Auch in Kervenheim habe er herumgefragt, aber da passten die Zeiten nie so richtig. „Es wäre ideal für eine Mutter, aber wenn die Kinder hat, die zur Schule müssen, ist das fast ein No-Go.“ Für die Zeit zwischen 8 oder 9 Uhr bis zum Mittag gehe es, „aber das deckt zu wenig ab. Die Morgenfrequenz ist entscheidend.“ Aus all diesen Gründen hat sich Kürvers dazu entschlossen, in den Sommerferien montags, dienstags und freitags seinen Laden dicht zu machen. Dann werde man sehen, wie sich das Geschäft entwickelt.

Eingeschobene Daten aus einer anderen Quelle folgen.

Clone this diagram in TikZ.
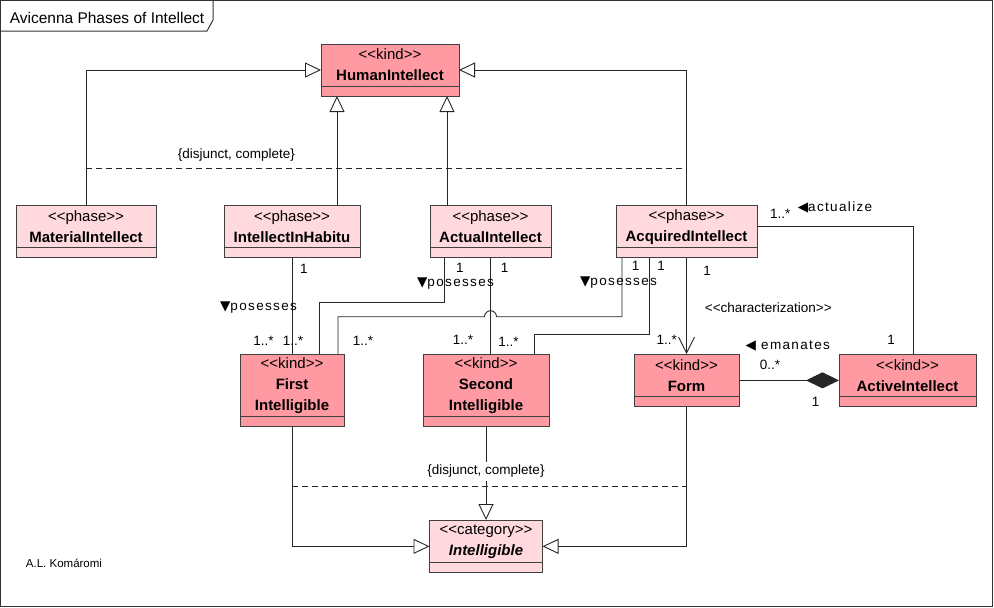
\documentclass[tikz,border=0pt]{standalone}
\usepackage{fontspec}
\setmainfont{Liberation Sans}[Ligatures=TeXOff]
\newfontfamily\symfont{DejaVu Sans}
\newfontfamily\spacedfont{Liberation Sans}[LetterSpace=10]
\usepackage{tikz}
\usetikzlibrary{arrows.meta, positioning}
\definecolor{kindred}{HTML}{FF9AA2}
\definecolor{phasepink}{HTML}{FFD9DD}
\newcommand\clsfont{\fontsize{15}{21}\selectfont}
\newcommand\lblfont{\fontsize{13.5}{16}\selectfont}
\newcommand\downtri{{\symfont ▼}}
\newcommand\lefttri{{\symfont ◀}}
\tikzset{
  kindbox/.style={draw=black!75, fill=kindred, line width=1pt, outer sep=0pt,
                  inner sep=0pt, align=center, font=\clsfont},
  phasebox/.style={kindbox, fill=phasepink},
  attr/.style={draw=black!75, line width=1pt, outer sep=0pt, inner sep=0pt,
               minimum height=10pt},
  gen/.style={draw=black!85, line width=0.9pt,
              -{Triangle[fill=white, length=16pt, width=15pt]}},       % generalization
  assoc/.style={draw=black!85, line width=0.9pt},                      % association
  charc/.style={assoc, -{Straight Barb[length=16pt, width=16pt]}},     % characterization
  comp/.style={assoc, -{Diamond[length=33pt, width=16pt]}},            % composition
  gset/.style={draw=black!85, line width=0.9pt, dash pattern=on 6pt off 4pt},
  mult/.style={font=\lblfont, inner sep=0pt},
  rel/.style={font=\lblfont\spacedfont, inner sep=0pt},
}

\begin{document}
\begin{tikzpicture}[x=1pt, y=-1pt]
  \useasboundingbox (0,0) rectangle (994,608);
  % frame and title tab
  \draw[black!80, line width=1.2pt] (0.5,0.5) rectangle (992.5,606.5);
  \draw[black!80, line width=1pt] (0.5,31) -- (207,31) -- (213,20) -- (213,0.5);
  \node[font=\fontsize{15.5}{18}\selectfont, inner sep=0pt] (title) at (107,17.5)
    {Avicenna Phases of Intellect};

  % classes
  \node[kindbox, minimum width=138pt, minimum height=42pt] (human) at (390,65)
    {<<kind>>\\\textbf{HumanIntellect}};
  \node[attr, fill=kindred, minimum width=138pt, below=0pt of human] (human-a) {};

  \node[phasebox, minimum width=140pt, minimum height=42pt] (material) at (86,226.7)
    {<<phase>>\\\textbf{MaterialIntellect}};
  \node[attr, fill=phasepink, minimum width=140pt, below=0pt of material] (material-a) {};
  \node[phasebox, minimum width=136pt, minimum height=42pt] (habitu) at (292,226.7)
    {<<phase>>\\\textbf{IntellectInHabitu}};
  \node[attr, fill=phasepink, minimum width=136pt, below=0pt of habitu] (habitu-a) {};
  \node[phasebox, minimum width=121pt, minimum height=42pt] (actual) at (490.5,226.7)
    {<<phase>>\\\textbf{ActualIntellect}};
  \node[attr, fill=phasepink, minimum width=121pt, below=0pt of actual] (actual-a) {};
  \node[phasebox, minimum width=141pt, minimum height=42pt] (acq) at (686.5,226.7)
    {<<phase>>\\\textbf{AcquiredIntellect}};
  \node[attr, fill=phasepink, minimum width=141pt, below=0pt of acq] (acq-a) {};

  \node[kindbox, minimum width=104pt, minimum height=62.7pt] (first) at (292,385.35)
    {<<kind>>\\\textbf{First}\\\textbf{Intelligible}};
  \node[attr, fill=kindred, minimum width=104pt, below=0pt of first] (first-a) {};
  \node[kindbox, minimum width=126pt, minimum height=62.7pt] (second) at (486,385.35)
    {<<kind>>\\\textbf{Second}\\\textbf{Intelligible}};
  \node[attr, fill=kindred, minimum width=126pt, below=0pt of second] (second-a) {};
  \node[kindbox, minimum width=105pt, minimum height=42.7pt] (form) at (686.5,375.35)
    {<<kind>>\\\textbf{Form}};
  \node[attr, fill=kindred, minimum width=105pt, below=0pt of form] (form-a) {};
  \node[kindbox, minimum width=137pt, minimum height=42.7pt] (active) at (907.5,375.35)
    {<<kind>>\\\textbf{ActiveIntellect}};
  \node[attr, fill=kindred, minimum width=137pt, below=0pt of active] (active-a) {};

  \node[phasebox, minimum width=113pt, minimum height=42.7pt] (intel) at (486,541.35)
    {<<category>>\\\textbf{\textit{Intelligible}}};
  \node[attr, fill=phasepink, minimum width=113pt, below=0pt of intel] (intel-a) {};

  % generalizations
  \draw[gen] (material.north) |- ([yshift=-5pt]human.west);
  \draw[gen] (acq.north) |- ([yshift=-5pt]human.east);
  \draw[gen] ([xshift=45pt]habitu.north) -- ([xshift=-53pt]human-a.south);
  \draw[gen] ([xshift=-43.5pt]actual.north) -- ([xshift=57pt]human-a.south);
  \draw[gset] (material.north |- 0,168) -- (acq.north |- 0,168);
  \draw[gen] (first-a.south) |- ([yshift=-5pt]intel.west);
  \draw[gen] (form-a.south) |- ([yshift=-5pt]intel.east);
  \draw[gen] (second-a.south) -- (intel.north);
  \draw[gset] (first-a.south |- 0,486) -- (form-a.south |- 0,486);
  \node[mult] (gs1) at (236.3,154.7) {\{disjunct, complete\}};
  \node[mult, fill=white, inner xsep=2pt, inner ysep=3pt] (gs2) at (486,471.5)
    {\{disjunct, complete\}};

  % associations
  \draw[assoc] (habitu-a.south) -- (first.north);
  \draw[assoc] ([xshift=-46.5pt]actual-a.south) -- ++(0,44.7) -| ([xshift=27pt]first.north);
  \draw[assoc] (actual-a.south) -- (actual-a.south |- second.north);
  \draw[assoc] ([xshift=-64.5pt]acq-a.south) -- ++(0,59) -- (496.5,316.7)
    arc[start angle=0, end angle=180, radius=6pt] -| ([xshift=46pt]first.north);
  \draw[assoc] ([xshift=-37.5pt]acq-a.south) -- ++(0,76.6) -| ([xshift=48pt]second.north);
  \draw[charc] (acq-a.south) -- (form.north);
  \draw[assoc] (acq.east) -| ([xshift=6pt]active.north);
  \draw[comp] ([yshift=-5pt]form.east) -- ([yshift=-5pt]active.west);

  % multiplicities
  \foreach \t/\x/\y [count=\i] in {1/304/269, {1..*}/263.5/340.5, {1..*}/293/340.5,
      {1..*}/363/340.5, 1/460/268, 1/504.5/268, {1..*}/463/340, {1..*}/508.5/342,
      1/635.5/265.5, 1/661/265.5, 1/707/271, {1..*}/666.7/339.5, {1..*}/780.3/214,
      1/891/340, {0..*}/770/365, 1/815.5/402}
    \node[mult] (mu\i) at (\x,\y) {\t};

  % association names
  \node[rel] (pos1) at (258.5,308) {\downtri posesses};
  \node[rel] (pos2) at (455.5,283.5) {\downtri posesses};
  \node[rel] (pos3) at (618.5,283) {\downtri posesses};
  \node[rel] (act) at (835,207.5) {\lefttri actualize};
  \node[rel] (ema) at (787.8,346) {\lefttri\ emanates};
  \node[mult] (chz) at (768.3,307.7) {<<characterization>>};

  \node[font=\fontsize{11.5}{13}\selectfont, inner sep=0pt] (author) at (64,563)
    {A.L. Komáromi};
\end{tikzpicture}
\end{document}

„Mittwochs und donnerstags gibt es noch Synergieeffekte“, macht er klar, dass die Situation für den Betrieb durchaus ernst ist – bei der geringen Frequenz an Abverkauf, der natürlich auch mit frischen Produkten stattfinden soll. „Ich habe nichts dagegen, wenn die Kervenheimer und andere kommen“, lautet seine klare Ansage an alle, die wegen der Corona-Krise sich in Zurückhaltung üben oder woanders hingehen.

Wie lange noch?

Zur Zeit könne er die Situation noch durch die Tatsache, dass er selbst arbeite, und durch andere Betriebszweige auffangen. „Es ist schwer absehbar, wie lange das noch geht“, lässt er diplomatisch durchblicken, dass das ohne einen verstärkten Verkauf nicht mehr ewig lange sein wird. Natürlich mache er erst einmal weiter. „Ich würde gerne bis 2026 weitermachen, weil der erste verbriefte Nachweis auf den Bäckerladen vom damaligen Vorfahr aus dem Jahr 1826 stammt.“ Das passe dann zum Lebensalter von 63 Jahren. Nebenbei könne er die Schwarzbrotproduktion noch weiterführen. „Vorher aufzuhören, das ist zu früh für mich.“

Aufgeben, das komme vor dem Hintergrund dieser Zielmarke eigentlich nicht in Frage. „Ich muss das für mich entscheiden, nicht für den Ort“, obwohl er auch „Kervenheimer mit Herz und Seele“ sei, sagt Kürvers. Er weiß natürlich darum, dass die Defizite der Versorgung vor Ort mit ihm geringer sind als ohne ihn, und dass das auch ein Signal in die Ortsgesellschaft hinein ist. „Da ist aber jeder mit seinem Kaufverhalten gefragt“, sagt er. Einen Vorwurf, den wolle er niemandem machen. „Aber das muss man nüchtern bewerten.“ Die Hoffnung auf eine Fortsetzung seines Betriebes, die hat er (noch) nicht aufgegeben.